Joint and Several Liability

The court addressed the issue of joint and several liability, noting that it could impose such liability when defendants collaborate or are closely related in committing a tort. In this case, the court found that NEDC acted in concert with Mr. Cannon and others to misappropriate the plaintiff's funds, which justified the imposition of joint and several liability. The court explained that joint and several liability allows a plaintiff to recover the full amount of damages from any one of the liable parties, regardless of their individual culpability. This principle is particularly relevant in cases where multiple defendants contribute to the same harm, as was evident in this case where NEDC, Mr. Cannon, and others were involved in the unauthorized transfer and misappropriation of funds. The court emphasized that the determination of joint and several liability could proceed even while other parties were still litigating, as long as the actions of the defendants were interconnected. Thus, the court found that NEDC was jointly and severally liable for the conversion of funds alongside Mr. Cannon, Mr. Gauthier, and Montrose Capital, pending further determinations of their individual liabilities.

Damages and Interest

In determining the appropriate damages for the conversion claim, the court adhered to the general rule that the measure of damages is the value of the property at the time of conversion, along with any applicable interest. The court found that the plaintiff had transferred $8,200,000 for PPE, and a specific sum of $2,750,000 was improperly transferred to NEDC. The court awarded this amount as compensatory damages, recognizing that NEDC had the funds in its possession at the time of conversion. Additionally, the court awarded prejudgment interest at a rate of nine percent per annum, which is mandated under New York law for conversion claims. The starting date for the interest was established as April 21, 2020, the date when the refund was first promised, recognizing that the plaintiff's right to a refund had been undermined. Furthermore, the court stated that postjudgment interest would be calculated according to federal law, specifically 28 U.S.C. § 1961(a), which provides for interest on civil judgments from the date of entry. This comprehensive approach to damages and interest reinforced the plaintiff's entitlement to compensation for the wrongful conversion of its funds.

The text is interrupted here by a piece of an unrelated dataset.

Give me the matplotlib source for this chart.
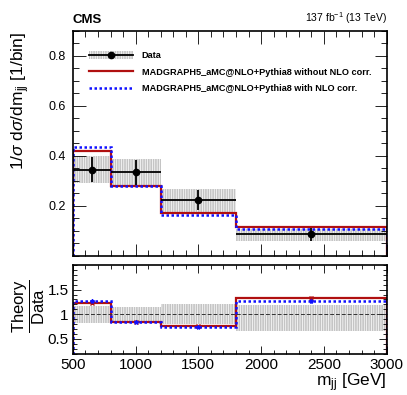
import numpy as np
import matplotlib
matplotlib.use("Agg")
import matplotlib.pyplot as plt
from matplotlib.patches import Patch
from matplotlib.lines import Line2D
from matplotlib.ticker import MultipleLocator

plt.rcParams['font.family'] = ['Liberation Sans', 'DejaVu Sans']
plt.rcParams['mathtext.fontset'] = 'custom'
plt.rcParams['mathtext.rm'] = 'Liberation Sans'
plt.rcParams['mathtext.it'] = 'Liberation Sans:italic'
plt.rcParams['mathtext.bf'] = 'Liberation Sans:bold'
plt.rcParams['hatch.linewidth'] = 1.2

# ---- data ----
bin_edges = [500, 800, 1200, 1800, 3000]
data_vals = [0.345, 0.334, 0.225, 0.086]
data_err = [0.050, 0.050, 0.040, 0.026]
data_band_lo = [0.290, 0.277, 0.175, 0.059]
data_band_hi = [0.399, 0.387, 0.269, 0.107]
mg_no_nlo = [0.420, 0.278, 0.171, 0.115]
mg_nlo = [0.436, 0.278, 0.165, 0.107]

ratio_no_nlo = [1.225, 0.84, 0.76, 1.33]
ratio_nlo = [1.26, 0.84, 0.745, 1.26]
ratio_err_no_nlo = [0.02, 0.015, 0.015, 0.04]
ratio_err_nlo = [0.02, 0.015, 0.015, 0.03]
ratio_band_lo = [0.82, 0.82, 0.81, 0.66]
ratio_band_hi = [1.165, 1.15, 1.20, 1.185]

edges = np.array(bin_edges, dtype=float)
centers = 0.5 * (edges[:-1] + edges[1:])
halfw = 0.5 * (edges[1:] - edges[:-1])
widths = edges[1:] - edges[:-1]

RED = '#b01010'
BLUE = '#1010ff'
HATCH_COL = '#c4c4c4'
HATCH = '|||||||'

fig = plt.figure(figsize=(4.07, 3.95), dpi=100)
ax = fig.add_axes([0.179, 0.352, 0.771, 0.570])
rax = fig.add_axes([0.179, 0.1046, 0.771, 0.2245])

# main panel
lo = np.array(data_band_lo); hi = np.array(data_band_hi)
ax.bar(edges[:-1], hi - lo, bottom=lo, width=widths, align='edge', fill=False,
       hatch=HATCH, edgecolor=HATCH_COL, linewidth=0)
ax.stairs(mg_no_nlo, edges, baseline=0, color=RED, linewidth=1.6)
ax.stairs(mg_nlo, edges, baseline=0, color=BLUE, linewidth=1.8, linestyle=(0, (1, 1)))
ax.errorbar(centers, data_vals, yerr=data_err, xerr=halfw, fmt='o', color='black',
            markersize=4.5, elinewidth=1.3, capsize=0)

ax.set_xlim(500, 3000)
ax.set_ylim(0, 0.9)
ax.xaxis.set_major_locator(MultipleLocator(500))
ax.xaxis.set_minor_locator(MultipleLocator(100))
ax.yaxis.set_major_locator(MultipleLocator(0.2))
ax.yaxis.set_minor_locator(MultipleLocator(0.05))
ax.tick_params(axis='both', which='both', direction='in', top=True, right=True, width=0.6)
ax.tick_params(axis='both', which='major', length=9)
ax.tick_params(axis='both', which='minor', length=4.5)
ax.tick_params(axis='x', labelbottom=False)
ax.tick_params(axis='y', labelsize=9, pad=5)
ax.set_yticks([0.2, 0.4, 0.6, 0.8])
for s in ax.spines.values():
    s.set_linewidth(1.2)

# legend
h_data = (Patch(facecolor='none', edgecolor=HATCH_COL, hatch=HATCH, linewidth=0),
          Line2D([], [], color='black', marker='o', markersize=4.5, linewidth=1.3))
h_red = Line2D([], [], color=RED, linewidth=1.6)
h_blue = Line2D([], [], color=BLUE, linewidth=1.8, linestyle=(0, (1, 1)))
leg = ax.legend([h_data, h_red, h_blue],
                ['Data', 'MADGRAPH5_aMC@NLO+Pythia8 without NLO corr.',
                 'MADGRAPH5_aMC@NLO+Pythia8 with NLO corr.'],
                loc='upper left', bbox_to_anchor=(0.05, 0.91), frameon=False,
                prop={'weight': 'bold', 'size': 6.6}, handlelength=4.8,
                handletextpad=1.0, labelspacing=0.8, borderpad=0, borderaxespad=0,
                handleheight=1.0)

fig.text(0.179, 0.935, 'CMS', fontsize=9.5, fontweight='bold', ha='left', va='bottom')
fig.text(0.950, 0.935, r'137 fb$^{-1}$ (13 TeV)', fontsize=7.5, ha='right', va='bottom')

fig.text(0.050, 0.918, r'1/$\sigma$ d$\sigma$/dm$_{\mathrm{jj}}$ [1/bin]', fontsize=12.5,
         rotation=90, ha='center', va='top')

# ratio panel
rlo = np.array(ratio_band_lo); rhi = np.array(ratio_band_hi)
rax.bar(edges[:-1], rhi - rlo, bottom=rlo, width=widths, align='edge', fill=False,
        hatch=HATCH, edgecolor=HATCH_COL, linewidth=0)
rax.axhline(1.0, color='#333333', linewidth=0.7, linestyle=(0, (4, 2)))
rax.stairs(ratio_no_nlo, edges, baseline=0, color=RED, linewidth=1.6)
rax.stairs(ratio_nlo, edges, baseline=0, color=BLUE, linewidth=1.8, linestyle=(0, (1, 1)))
rax.errorbar(centers, ratio_no_nlo, yerr=ratio_err_no_nlo, fmt='x', color=RED,
             markersize=3, elinewidth=1.0, capsize=0)
rax.errorbar(centers, ratio_nlo, yerr=ratio_err_nlo, fmt='*', color=BLUE,
             markersize=3, elinewidth=1.0, capsize=0)

rax.set_xlim(500, 3000)
rax.set_ylim(0.2, 2.0)
rax.xaxis.set_major_locator(MultipleLocator(500))
rax.xaxis.set_minor_locator(MultipleLocator(100))
rax.set_yticks([0.5, 1.0, 1.5])
rax.set_yticklabels(['0.5', '1', '1.5'])
rax.yaxis.set_minor_locator(MultipleLocator(0.1))
rax.tick_params(axis='both', which='both', direction='in', top=True, right=True, width=0.6)
rax.tick_params(axis='both', which='major', length=6)
rax.tick_params(axis='both', which='minor', length=3)
rax.tick_params(axis='both', labelsize=11, pad=3)
for s in rax.spines.values():
    s.set_linewidth(1.2)
rax.set_xlabel(r'm$_{\mathrm{jj}}$ [GeV]', fontsize=12.5, loc='right', labelpad=0)

fig.text(0.072, 0.225, r'$\dfrac{\mathrm{Theory}}{\mathrm{Data}}$', fontsize=12,
         rotation=90, ha='center', va='center')

fig.savefig('out.png', dpi=100)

Unjust Enrichment Claim Denial

The court also addressed the plaintiff's alternative claim for unjust enrichment, ultimately denying it on the grounds that it simply duplicated the conversion claim. Under New York law, unjust enrichment serves as an equitable remedy that is unavailable where an adequate legal remedy exists. The court noted that since the plaintiff had a solid legal basis for its conversion claim, pursuing unjust enrichment would be redundant. The court emphasized that unjust enrichment is not a catchall cause of action but rather one that must be supported by distinct circumstances that warrant equitable relief. Given that the plaintiff's conversion claim provided an adequate remedy at law, the court concluded that the unjust enrichment claim was not necessary and thus dismissed it. This decision highlighted the court's adherence to legal principles that discourage the simultaneous pursuit of overlapping claims, ensuring that each claim must stand on its own merit.